## [DIRECTIONS FOR THIS TASK]
Repeat every record below exactly, leaving out the pictures.

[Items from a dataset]
## BEGIN

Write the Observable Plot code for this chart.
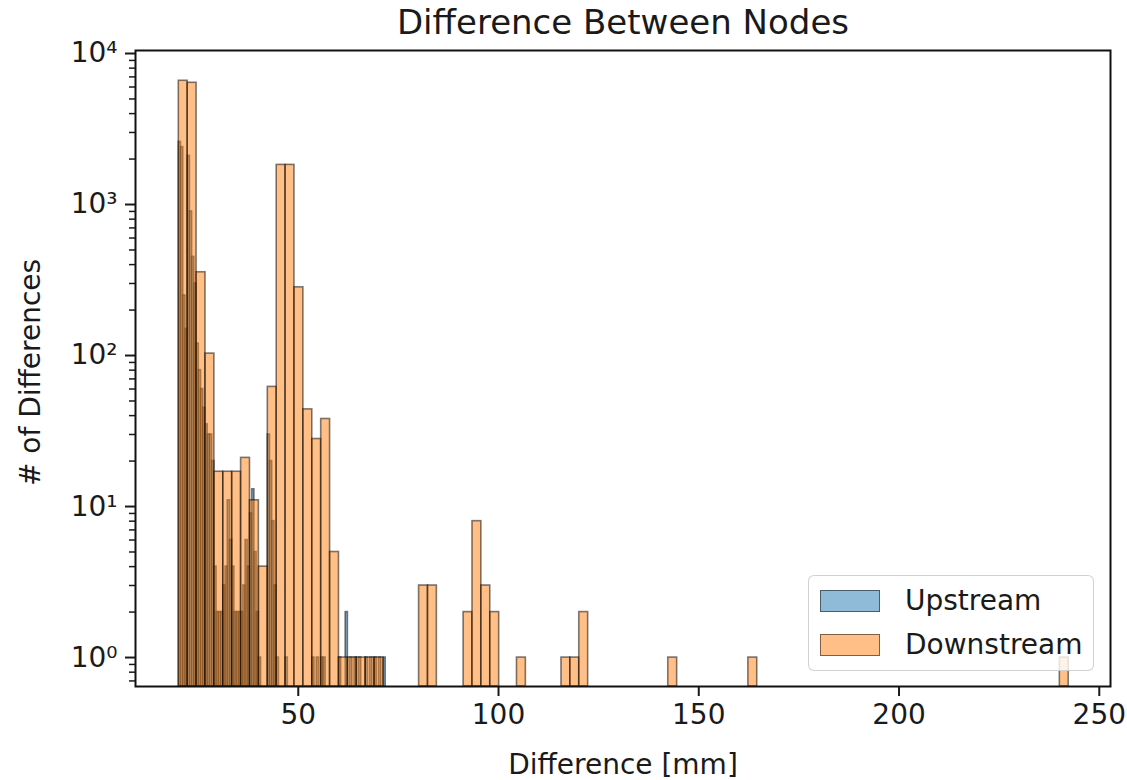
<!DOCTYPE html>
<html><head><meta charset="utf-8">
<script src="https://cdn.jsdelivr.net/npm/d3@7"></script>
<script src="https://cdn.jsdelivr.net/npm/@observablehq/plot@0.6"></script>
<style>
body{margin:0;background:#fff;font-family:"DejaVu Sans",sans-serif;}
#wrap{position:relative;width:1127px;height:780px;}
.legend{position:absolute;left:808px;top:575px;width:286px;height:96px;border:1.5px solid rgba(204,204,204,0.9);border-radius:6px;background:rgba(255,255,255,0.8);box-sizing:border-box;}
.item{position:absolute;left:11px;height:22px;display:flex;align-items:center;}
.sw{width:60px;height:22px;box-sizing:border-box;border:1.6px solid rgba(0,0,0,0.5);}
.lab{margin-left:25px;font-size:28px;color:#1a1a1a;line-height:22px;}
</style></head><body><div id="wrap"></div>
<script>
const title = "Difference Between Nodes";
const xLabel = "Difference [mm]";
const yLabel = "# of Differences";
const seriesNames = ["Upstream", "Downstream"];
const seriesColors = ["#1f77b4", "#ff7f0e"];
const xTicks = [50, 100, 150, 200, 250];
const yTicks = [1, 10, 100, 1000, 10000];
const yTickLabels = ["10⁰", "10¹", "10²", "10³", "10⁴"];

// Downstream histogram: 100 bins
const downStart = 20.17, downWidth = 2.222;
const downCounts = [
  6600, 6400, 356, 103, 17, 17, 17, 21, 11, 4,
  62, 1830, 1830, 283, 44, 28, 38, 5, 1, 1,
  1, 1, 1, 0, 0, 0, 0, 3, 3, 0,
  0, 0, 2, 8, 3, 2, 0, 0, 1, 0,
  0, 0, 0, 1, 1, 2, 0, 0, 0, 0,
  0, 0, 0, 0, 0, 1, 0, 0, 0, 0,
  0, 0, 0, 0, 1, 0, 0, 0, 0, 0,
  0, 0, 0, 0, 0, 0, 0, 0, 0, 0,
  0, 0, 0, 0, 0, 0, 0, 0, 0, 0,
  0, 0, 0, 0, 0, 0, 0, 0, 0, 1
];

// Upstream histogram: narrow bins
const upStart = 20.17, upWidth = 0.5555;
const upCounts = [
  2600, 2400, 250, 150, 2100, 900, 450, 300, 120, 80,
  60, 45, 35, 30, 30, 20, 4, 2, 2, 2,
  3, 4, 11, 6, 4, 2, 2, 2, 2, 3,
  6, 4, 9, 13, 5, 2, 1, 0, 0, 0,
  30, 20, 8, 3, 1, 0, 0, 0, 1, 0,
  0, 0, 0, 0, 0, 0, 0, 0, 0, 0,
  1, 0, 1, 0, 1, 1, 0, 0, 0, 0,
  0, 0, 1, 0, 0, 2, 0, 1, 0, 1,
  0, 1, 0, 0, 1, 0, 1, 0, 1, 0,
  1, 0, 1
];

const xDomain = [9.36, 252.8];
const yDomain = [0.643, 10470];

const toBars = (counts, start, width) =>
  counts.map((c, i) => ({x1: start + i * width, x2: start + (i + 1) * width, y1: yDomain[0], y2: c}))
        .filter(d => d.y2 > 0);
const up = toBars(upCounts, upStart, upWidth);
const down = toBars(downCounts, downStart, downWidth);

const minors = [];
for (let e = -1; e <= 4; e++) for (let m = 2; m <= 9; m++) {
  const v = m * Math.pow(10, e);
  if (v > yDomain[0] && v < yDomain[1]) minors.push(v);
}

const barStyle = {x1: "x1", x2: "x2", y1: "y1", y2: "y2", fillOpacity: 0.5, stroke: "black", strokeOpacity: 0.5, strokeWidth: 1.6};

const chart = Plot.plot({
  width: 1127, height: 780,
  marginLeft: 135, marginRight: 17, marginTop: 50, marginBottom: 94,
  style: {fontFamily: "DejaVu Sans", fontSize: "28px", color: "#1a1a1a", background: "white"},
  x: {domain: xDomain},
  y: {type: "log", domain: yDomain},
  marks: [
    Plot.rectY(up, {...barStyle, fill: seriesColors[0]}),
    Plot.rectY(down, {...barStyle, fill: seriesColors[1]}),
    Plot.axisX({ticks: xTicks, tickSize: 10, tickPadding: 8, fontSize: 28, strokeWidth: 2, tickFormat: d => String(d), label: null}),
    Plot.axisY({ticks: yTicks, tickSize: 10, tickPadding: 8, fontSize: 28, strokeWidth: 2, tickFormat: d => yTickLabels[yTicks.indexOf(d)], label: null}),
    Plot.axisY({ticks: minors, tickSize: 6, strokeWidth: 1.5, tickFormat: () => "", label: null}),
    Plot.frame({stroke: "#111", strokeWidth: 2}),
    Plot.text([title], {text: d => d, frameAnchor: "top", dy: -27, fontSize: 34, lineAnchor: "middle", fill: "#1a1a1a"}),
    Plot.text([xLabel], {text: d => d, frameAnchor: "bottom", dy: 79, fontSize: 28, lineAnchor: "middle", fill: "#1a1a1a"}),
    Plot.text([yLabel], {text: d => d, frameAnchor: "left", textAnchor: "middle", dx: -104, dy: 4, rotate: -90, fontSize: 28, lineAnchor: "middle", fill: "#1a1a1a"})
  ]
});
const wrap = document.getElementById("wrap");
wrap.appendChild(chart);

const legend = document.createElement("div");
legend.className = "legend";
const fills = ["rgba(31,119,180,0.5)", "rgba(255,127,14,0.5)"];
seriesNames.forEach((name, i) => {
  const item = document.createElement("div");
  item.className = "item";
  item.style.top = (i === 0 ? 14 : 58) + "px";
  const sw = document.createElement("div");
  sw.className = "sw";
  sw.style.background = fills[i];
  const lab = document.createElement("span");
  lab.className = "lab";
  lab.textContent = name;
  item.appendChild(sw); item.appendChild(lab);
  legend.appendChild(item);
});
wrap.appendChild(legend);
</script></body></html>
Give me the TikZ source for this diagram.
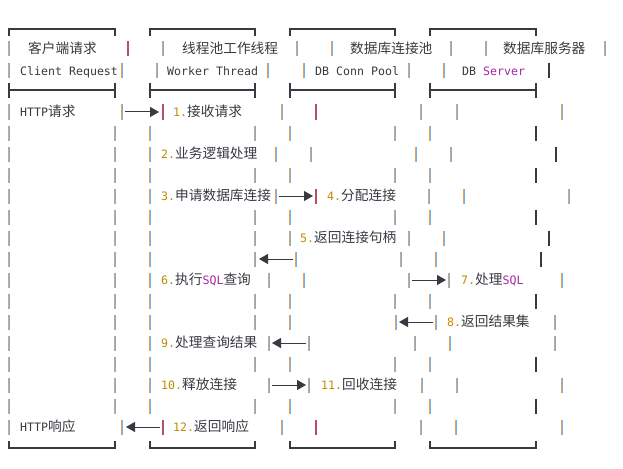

## END

## [PROBLEM SOLUTION]
Write the Observable Plot code for this chart.
<!DOCTYPE html>
<html><head><meta charset="utf-8">
<script src="https://cdn.jsdelivr.net/npm/d3@7"></script>
<script src="https://cdn.jsdelivr.net/npm/@observablehq/plot@0.6"></script>
<style>
body{margin:0;background:#fff;font-family:"DejaVu Sans",sans-serif;}
#wrap{position:relative;width:1127px;height:780px;}
.legend{position:absolute;left:808px;top:575px;width:286px;height:96px;border:1.5px solid rgba(204,204,204,0.9);border-radius:6px;background:rgba(255,255,255,0.8);box-sizing:border-box;}
.item{position:absolute;left:11px;height:22px;display:flex;align-items:center;}
.sw{width:60px;height:22px;box-sizing:border-box;border:1.6px solid rgba(0,0,0,0.5);}
.lab{margin-left:25px;font-size:28px;color:#1a1a1a;line-height:22px;}
</style></head><body><div id="wrap"></div>
<script>
const title = "Difference Between Nodes";
const xLabel = "Difference [mm]";
const yLabel = "# of Differences";
const seriesNames = ["Upstream", "Downstream"];
const seriesColors = ["#1f77b4", "#ff7f0e"];
const xTicks = [50, 100, 150, 200, 250];
const yTicks = [1, 10, 100, 1000, 10000];
const yTickLabels = ["10⁰", "10¹", "10²", "10³", "10⁴"];

// Downstream histogram: 100 bins
const downStart = 20.17, downWidth = 2.222;
const downCounts = [
  6600, 6400, 356, 103, 17, 17, 17, 21, 11, 4,
  62, 1830, 1830, 283, 44, 28, 38, 5, 1, 1,
  1, 1, 1, 0, 0, 0, 0, 3, 3, 0,
  0, 0, 2, 8, 3, 2, 0, 0, 1, 0,
  0, 0, 0, 1, 1, 2, 0, 0, 0, 0,
  0, 0, 0, 0, 0, 1, 0, 0, 0, 0,
  0, 0, 0, 0, 1, 0, 0, 0, 0, 0,
  0, 0, 0, 0, 0, 0, 0, 0, 0, 0,
  0, 0, 0, 0, 0, 0, 0, 0, 0, 0,
  0, 0, 0, 0, 0, 0, 0, 0, 0, 1
];

// Upstream histogram: narrow bins
const upStart = 20.17, upWidth = 0.5555;
const upCounts = [
  2600, 2400, 250, 150, 2100, 900, 450, 300, 120, 80,
  60, 45, 35, 30, 30, 20, 4, 2, 2, 2,
  3, 4, 11, 6, 4, 2, 2, 2, 2, 3,
  6, 4, 9, 13, 5, 2, 1, 0, 0, 0,
  30, 20, 8, 3, 1, 0, 0, 0, 1, 0,
  0, 0, 0, 0, 0, 0, 0, 0, 0, 0,
  1, 0, 1, 0, 1, 1, 0, 0, 0, 0,
  0, 0, 1, 0, 0, 2, 0, 1, 0, 1,
  0, 1, 0, 0, 1, 0, 1, 0, 1, 0,
  1, 0, 1
];

const xDomain = [9.36, 252.8];
const yDomain = [0.643, 10470];

const toBars = (counts, start, width) =>
  counts.map((c, i) => ({x1: start + i * width, x2: start + (i + 1) * width, y1: yDomain[0], y2: c}))
        .filter(d => d.y2 > 0);
const up = toBars(upCounts, upStart, upWidth);
const down = toBars(downCounts, downStart, downWidth);

const minors = [];
for (let e = -1; e <= 4; e++) for (let m = 2; m <= 9; m++) {
  const v = m * Math.pow(10, e);
  if (v > yDomain[0] && v < yDomain[1]) minors.push(v);
}

const barStyle = {x1: "x1", x2: "x2", y1: "y1", y2: "y2", fillOpacity: 0.5, stroke: "black", strokeOpacity: 0.5, strokeWidth: 1.6};

const chart = Plot.plot({
  width: 1127, height: 780,
  marginLeft: 135, marginRight: 17, marginTop: 50, marginBottom: 94,
  style: {fontFamily: "DejaVu Sans", fontSize: "28px", color: "#1a1a1a", background: "white"},
  x: {domain: xDomain},
  y: {type: "log", domain: yDomain},
  marks: [
    Plot.rectY(up, {...barStyle, fill: seriesColors[0]}),
    Plot.rectY(down, {...barStyle, fill: seriesColors[1]}),
    Plot.axisX({ticks: xTicks, tickSize: 10, tickPadding: 8, fontSize: 28, strokeWidth: 2, tickFormat: d => String(d), label: null}),
    Plot.axisY({ticks: yTicks, tickSize: 10, tickPadding: 8, fontSize: 28, strokeWidth: 2, tickFormat: d => yTickLabels[yTicks.indexOf(d)], label: null}),
    Plot.axisY({ticks: minors, tickSize: 6, strokeWidth: 1.5, tickFormat: () => "", label: null}),
    Plot.frame({stroke: "#111", strokeWidth: 2}),
    Plot.text([title], {text: d => d, frameAnchor: "top", dy: -27, fontSize: 34, lineAnchor: "middle", fill: "#1a1a1a"}),
    Plot.text([xLabel], {text: d => d, frameAnchor: "bottom", dy: 79, fontSize: 28, lineAnchor: "middle", fill: "#1a1a1a"}),
    Plot.text([yLabel], {text: d => d, frameAnchor: "left", textAnchor: "middle", dx: -104, dy: 4, rotate: -90, fontSize: 28, lineAnchor: "middle", fill: "#1a1a1a"})
  ]
});
const wrap = document.getElementById("wrap");
wrap.appendChild(chart);

const legend = document.createElement("div");
legend.className = "legend";
const fills = ["rgba(31,119,180,0.5)", "rgba(255,127,14,0.5)"];
seriesNames.forEach((name, i) => {
  const item = document.createElement("div");
  item.className = "item";
  item.style.top = (i === 0 ? 14 : 58) + "px";
  const sw = document.createElement("div");
  sw.className = "sw";
  sw.style.background = fills[i];
  const lab = document.createElement("span");
  lab.className = "lab";
  lab.textContent = name;
  item.appendChild(sw); item.appendChild(lab);
  legend.appendChild(item);
});
wrap.appendChild(legend);
</script></body></html>
Give me the TikZ source for this diagram.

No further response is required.